In 2020, the Department of Energy predicted that Appalachia was “on the cusp of an energy and petrochemical renaissance” fueled by abundant shale gas. The agency saw the ethane cracker plant Shell was building outside Pittsburgh as “the first of what could be multiple facilities” in Ohio, West Virginia and Pennsylvania. 

Five years later, Shell stands alone, the only one of a fleet of proposed projects that was actually built. Now, the company would like to sell it. 

“The issue is it’s our only one, our only major facility” that makes this kind of plastic, Shell CEO Wael Sawan told analysts in a recent earnings call. “And that’s why we’ve said we’re not the natural owner of that asset.” He acknowledged that a deal may not happen quickly but said the company is having “discussions” about a sale or partnership. 

For people in Beaver County who have watched the planning, construction and opening of the plant drag out over the past 13 years, that possibility—first suggested in a Wall Street Journal story in March about Shell “exploring a potential sale” of its American chemical facilities—was surprising. Marcellus Drilling News, a fracking industry trade publication, called the news a “shocker.” Residents wondered if this meant the facility, which began operating in Monaca just three years ago, could be shut down or its workforce laid off. 

In a statement to Inside Climate News, Shell spokesperson Krista Edwards said the company “has not announced any sale of its Monaca facility.” Shell is “exploring strategic and partnership opportunities” for its chemical facilities in the U.S., including Monaca, she said. 
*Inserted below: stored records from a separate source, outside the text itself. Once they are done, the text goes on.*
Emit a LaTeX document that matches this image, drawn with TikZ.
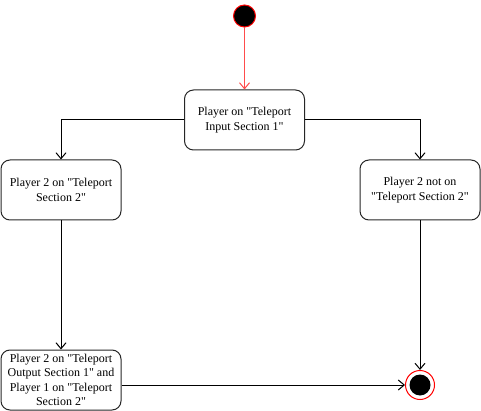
\documentclass[tikz,border=0pt]{standalone}
\usepackage{fontspec}
\setmainfont{Liberation Serif}[Ligatures=TeXOff]
\usetikzlibrary{arrows.meta}
\begin{document}
\begin{tikzpicture}[x=1pt,y=-1pt,
  state/.style={draw=black!85, line width=1pt, rounded corners=9pt, minimum width=120pt, minimum height=60pt, align=center, inner sep=0pt, font=\fontsize{12}{14.5}\selectfont},
  conn/.style={draw, line width=1pt, -{Straight Barb[length=6pt,width=10pt]}},
  redconn/.style={draw=red!70, line width=1pt, -{Straight Barb[length=6pt,width=10pt]}}]
\useasboundingbox (0,0) rectangle (481,411);
\node[circle, fill=black, draw=red, line width=1pt, minimum size=22pt, inner sep=0pt] (s) at (244.5,16) {};
\node[state] (b1) at (244.5,120) {Player on "Teleport\\Input Section 1"};
\node[state] (b2) at (61,190) {Player 2 on "Teleport\\Section 2"};
\node[state] (b3) at (420,190) {Player 2 not on\\"Teleport Section 2"};
\node[state] (b4) at (61,380) {Player 2 on "Teleport\\Output Section 1" and\\Player 1 on "Teleport\\Section 2"};
\node[circle, draw=red, line width=1pt, minimum size=29pt, inner sep=0pt] (e) at (420,385) {};
\node[circle, fill=black, minimum size=21pt, inner sep=0pt] (ei) at (e.center) {};
\draw[redconn] (s) -- (b1);
\draw[conn] (b1.west) -| (b2.north);
\draw[conn] (b1.east) -| (b3.north);
\draw[conn] (b2) -- (b4);
\draw[conn] (b3) -- (e);
\draw[conn] (b4.east |- e.west) -- (e.west);
\end{tikzpicture}
\end{document}
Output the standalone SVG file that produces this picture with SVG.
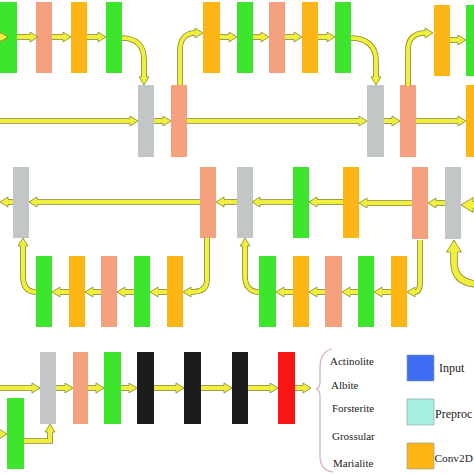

Shell’s CEO said that the company wants to go “back to what we call the brilliant basics”: oil and gas, not petrochemicals. The Monaca plant—which ended up costing $14 billion to build, $8 billion more than initial estimates—is a small part of its global portfolio. Shell was enticed to build in Pennsylvania when the state government granted the company a record-breaking $1.65 billion tax break that could last 25 years.

Financial experts said Shell Monaca’s location is one reason that a sale makes sense. “Shell is about as isolated in Pennsylvania as you can get,” said Rob Stier, a global petrochemicals expert at S&P Global Commodity Insights.

“Anything that goes wrong in Pennsylvania, the Shell Pennsylvania facility has to shut down,” he said. “If it’s running, it makes money. But if it’s not running, they’re in trouble.”

What he means is that Shell loses out whenever the plant falters because it has no other way to fulfill orders. In contrast, on the Gulf Coast, the home of a massive, interconnected petrochemical hub, companies can make up for losses by producing more at another facility. “Shell doesn’t have that luxury because they have Pennsylvania as their only polyethylene manufacturing site in the world,” Stier said. Polyethylene is the type of single-use plastic produced in Monaca. Shell uses ethane, a byproduct of natural gas, to make the plastic. 

As of July 2025, Shell had submitted 80 malfunction reports to the state Department of Environmental Protection, according to the nonprofit FracTracker Alliance. It paid $10 million in civil penalties for air quality violations in 2023. Residents living nearby have complained about light, noise and air pollution and say the plant is disruptive to their daily lives, with some people choosing to move away to escape it. The Shell plant has an anticipated lifespan of least 25 years.

Stier said the market for polyethylene changed in 2022, the same year the Pennsylvania facility came online. Responding to increased demand for plastics domestically, China built more petrochemical plants. But in the last few years, demand there hasn’t kept up with all the new production, and the country is over capacity. That means fewer opportunities for American companies to sell in China, and it creates more competition for Shell in the U.S. market. 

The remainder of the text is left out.